El IRPF y la libertad

3 de octubre de 2010

Si bien la libertad individual es un derecho humano esencial, no siempre el hombre fue consciente de ese derecho. Recién a partir de pensadores del siglo XVII y de las revoluciones burguesas de los siglos XVIII y XIX el individuo se fue apropiando de ese derecho. Thomas Hobbes (1588-1679) definía al hombre libre como “aquel que, en aquellas cosas que puede hacer en virtud de su propia fuerza e ingenio, no se ve impedido en la realización de lo que tiene voluntad de llevar a cabo.” Es lo que otros pensadores como Isaiah Berlin (1909-1997) denominaron “libertad negativa”, es decir, la ausencia de coacción externa al individuo que desee realizar una determinada cosa.

Evidentemente, la relación entre los impuestos y la libertad es de tirantez. Es claro que una sociedad moderna sin un Estado que resuelva las fallas de los mercados no es concebible. Y el Estado se financia, básicamente, con impuestos. Según el constitucionalista de la Universidad de Chicago, Cass Sunstein, todos los derechos legalmente exigibles cuestan dinero. “No es que tengamos que celebrar el monto de los impuestos, lo que debemos celebrar es el hecho de que existen; sin impuestos no podemos tener libertad y seguridad contra la violencia: lejos de ser una obstrucción a la libertad, son una condición necesaria de su existencia”, sostiene. Es cierto, nadie discute que, hasta cierto punto y de cierta forma, la libertad depende de los impuestos.

Pero dónde termina el papel del impuesto como garantizador de la libertad y la seguridad y dónde empieza su rol de freno, de impedimento para ejercer dicha libertad. Seguramente habrá muchas opiniones sobre ese límite, pero de que hay un momento en el que los impuestos comienzan a ser una amenaza a derechos elementales no hay duda. Y esa amenaza puede ser consecuencia, tanto del monto de la carga tributaria, como del diseño de los tributos.

El primer impuesto sobre la renta fue el del primer ministro británico William Pitt el joven en 1798 y tenía como finalidad pagar el armamento y el equipo para las Guerras Napoleónicas. Ya era un impuesto progresivo, cuya alícuota iba de 0,8333% a 10%. En Estados Unidos, si bien la constitución prohibía los impuestos “de capitación” (directos sobre la renta o el patrimonio personal), en 1861 se instauró un impuesto de 3% para pagar el costo de la guerra civil. En 1913, durante el gobierno republicano de William Howard Taft, se aprobó la XVI enmienda a la constitución que abolió la prohibición de aplicar impuestos a la renta.

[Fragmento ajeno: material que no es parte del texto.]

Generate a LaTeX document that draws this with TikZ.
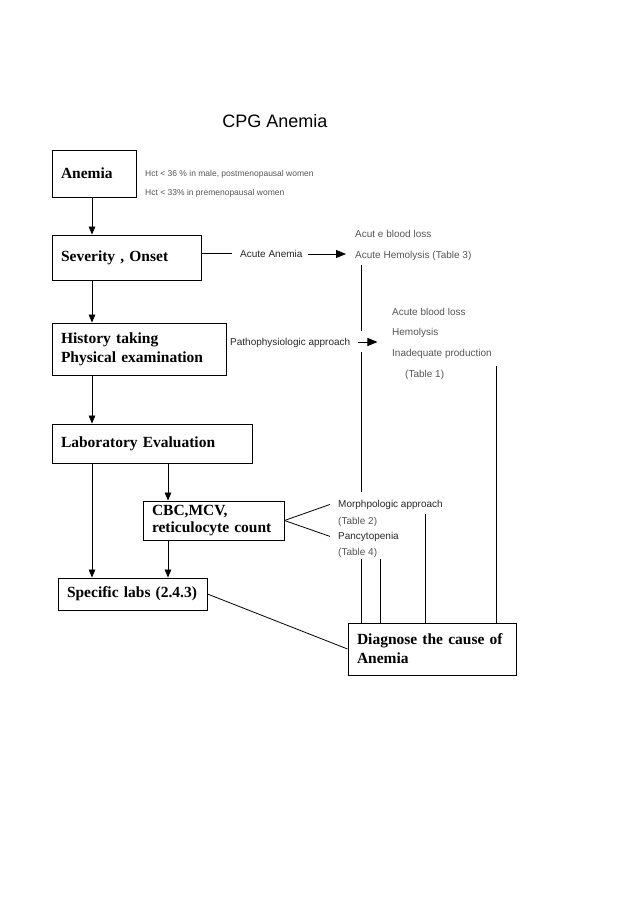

De ahí en más, la sugerencia de Karl Marx y Friedrich Engels, de establecer un “impuesto personal progresivo”, se fue afianzando. Y el impuesto a la renta progresivo tiene que ver con uno de los peligros de la democracia señalados por Alexis de Tocqueville, la posibilidad de un igualitarismo extremo, de un “afán depravado de igualdad”, al decir del autor. Tocqueville (1805-1859) veía como peligroso que los hombres llegaran a preferir “la igualdad en la servidumbre a la desigualdad dentro de la libertad”.

Como decía Tocqueville, el uruguayo siente una pasión insaciable por la igualdad. Quiere igualdad en libertad, y si no puede obtenerla, la quiere aún a costa de grados de libertad. Por eso en 2007 Uruguay reimplantó un impuesto personal a la renta progresivo, en el entendido que iba a aportar mayor igualdad. Pero ello no sucedió, al menos no en forma apreciable.

Ahora el gobierno ha enviado un proyecto de ley al parlamento para ampliar el impuesto, incluyendo, entre otros aspectos, las rentas generadas por las personas físicas en el exterior, hasta hoy no gravadas. ¿Cuál será la consecuencia de esta nueva ley? Basta observar a los países que aplican los mismos criterios: los individuos tenderán a esconder aún más sus bienes y sus ingresos y el fisco a perseguirlos con mayor vehemencia. ¿O no escuchamos a diario sobre la furia de los organismos recaudadores de los países desarrollados respecto a ciudadanos que ocultan sus bienes en “paraísos fiscales”?

Claramente, este nuevo impuesto se encuentra más allá de lo necesario para garantizar la libertad y la seguridad. Es, por el contrario, una nueva pérdida de libertad que no contribuirá en nada a mejorar la igualdad. Es más, hará resucitar el individualismo, las cuentas paralelas y el informalismo; inducirá a los ciudadanos a alejarse de la sociedad y a formar pequeñas sociedades para uso particular. Todo un error.